Identify and pull out each line of the entries in which "matplotlib" occurs.

[Start of Raw records]

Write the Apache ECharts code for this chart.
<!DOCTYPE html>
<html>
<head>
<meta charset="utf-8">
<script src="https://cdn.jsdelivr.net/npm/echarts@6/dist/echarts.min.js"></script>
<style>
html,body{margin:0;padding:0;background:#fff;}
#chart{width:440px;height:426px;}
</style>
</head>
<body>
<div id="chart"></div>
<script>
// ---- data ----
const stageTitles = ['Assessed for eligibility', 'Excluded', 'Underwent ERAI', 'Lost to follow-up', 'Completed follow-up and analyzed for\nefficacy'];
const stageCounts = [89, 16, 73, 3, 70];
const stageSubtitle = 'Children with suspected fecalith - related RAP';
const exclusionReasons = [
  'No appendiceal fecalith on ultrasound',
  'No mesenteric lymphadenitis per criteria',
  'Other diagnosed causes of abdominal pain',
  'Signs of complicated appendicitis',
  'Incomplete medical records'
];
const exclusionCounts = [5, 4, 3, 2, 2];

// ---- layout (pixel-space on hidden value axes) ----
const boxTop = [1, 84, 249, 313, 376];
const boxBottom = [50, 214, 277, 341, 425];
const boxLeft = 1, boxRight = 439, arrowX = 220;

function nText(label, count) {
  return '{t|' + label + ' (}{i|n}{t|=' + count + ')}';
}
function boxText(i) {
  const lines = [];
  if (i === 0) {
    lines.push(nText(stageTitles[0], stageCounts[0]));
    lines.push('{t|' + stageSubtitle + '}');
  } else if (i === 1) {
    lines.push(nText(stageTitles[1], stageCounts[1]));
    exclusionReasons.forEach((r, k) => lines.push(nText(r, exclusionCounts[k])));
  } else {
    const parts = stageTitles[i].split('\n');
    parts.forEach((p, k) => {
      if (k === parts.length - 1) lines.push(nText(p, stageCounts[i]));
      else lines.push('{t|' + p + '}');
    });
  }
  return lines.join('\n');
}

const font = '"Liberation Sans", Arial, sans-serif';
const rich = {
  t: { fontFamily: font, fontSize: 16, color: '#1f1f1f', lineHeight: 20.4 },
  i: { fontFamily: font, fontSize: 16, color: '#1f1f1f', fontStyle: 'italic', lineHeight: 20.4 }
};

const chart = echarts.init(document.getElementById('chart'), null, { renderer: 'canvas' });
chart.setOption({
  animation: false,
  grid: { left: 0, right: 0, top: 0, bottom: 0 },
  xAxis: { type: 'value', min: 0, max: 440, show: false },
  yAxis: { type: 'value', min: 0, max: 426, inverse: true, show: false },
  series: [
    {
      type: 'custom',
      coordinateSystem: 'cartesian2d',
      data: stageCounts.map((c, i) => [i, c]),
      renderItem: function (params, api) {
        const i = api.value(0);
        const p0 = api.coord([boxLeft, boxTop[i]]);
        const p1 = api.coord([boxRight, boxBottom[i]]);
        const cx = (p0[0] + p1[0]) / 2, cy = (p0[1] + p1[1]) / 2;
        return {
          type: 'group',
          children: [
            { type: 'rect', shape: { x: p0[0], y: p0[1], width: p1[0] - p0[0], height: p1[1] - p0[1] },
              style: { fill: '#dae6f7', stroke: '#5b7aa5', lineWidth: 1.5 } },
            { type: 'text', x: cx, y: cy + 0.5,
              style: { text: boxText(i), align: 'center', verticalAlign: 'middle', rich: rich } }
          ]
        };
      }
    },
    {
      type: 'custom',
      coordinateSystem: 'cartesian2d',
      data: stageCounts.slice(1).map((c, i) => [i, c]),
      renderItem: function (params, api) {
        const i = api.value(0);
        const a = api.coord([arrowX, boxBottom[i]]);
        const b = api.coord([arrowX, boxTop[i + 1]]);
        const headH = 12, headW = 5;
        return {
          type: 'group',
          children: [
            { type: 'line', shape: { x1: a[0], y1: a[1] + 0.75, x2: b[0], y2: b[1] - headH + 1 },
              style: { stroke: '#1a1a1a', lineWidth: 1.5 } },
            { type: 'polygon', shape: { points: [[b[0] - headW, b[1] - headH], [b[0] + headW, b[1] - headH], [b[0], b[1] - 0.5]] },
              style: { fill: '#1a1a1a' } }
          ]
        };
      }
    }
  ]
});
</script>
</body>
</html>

[End of Raw records]
[Start of Raw records]

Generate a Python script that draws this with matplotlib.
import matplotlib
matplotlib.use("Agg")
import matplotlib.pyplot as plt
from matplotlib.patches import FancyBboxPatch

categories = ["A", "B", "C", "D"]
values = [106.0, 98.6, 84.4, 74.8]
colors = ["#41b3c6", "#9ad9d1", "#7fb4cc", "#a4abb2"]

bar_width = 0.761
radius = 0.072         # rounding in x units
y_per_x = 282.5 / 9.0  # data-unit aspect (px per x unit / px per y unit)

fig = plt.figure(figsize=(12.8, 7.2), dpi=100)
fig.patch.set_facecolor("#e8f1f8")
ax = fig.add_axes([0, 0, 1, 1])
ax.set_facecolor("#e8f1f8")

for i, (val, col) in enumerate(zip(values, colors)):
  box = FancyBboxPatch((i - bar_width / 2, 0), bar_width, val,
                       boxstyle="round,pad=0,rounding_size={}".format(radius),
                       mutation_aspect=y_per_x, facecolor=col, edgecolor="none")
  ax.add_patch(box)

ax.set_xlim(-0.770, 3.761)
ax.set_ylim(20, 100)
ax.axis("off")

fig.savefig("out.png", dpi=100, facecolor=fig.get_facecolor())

[End of Raw records]

● **Written reply**
Generate a Python script that draws this with matplotlib.
import matplotlib
matplotlib.use("Agg")
import matplotlib.pyplot as plt
from matplotlib.patches import FancyBboxPatch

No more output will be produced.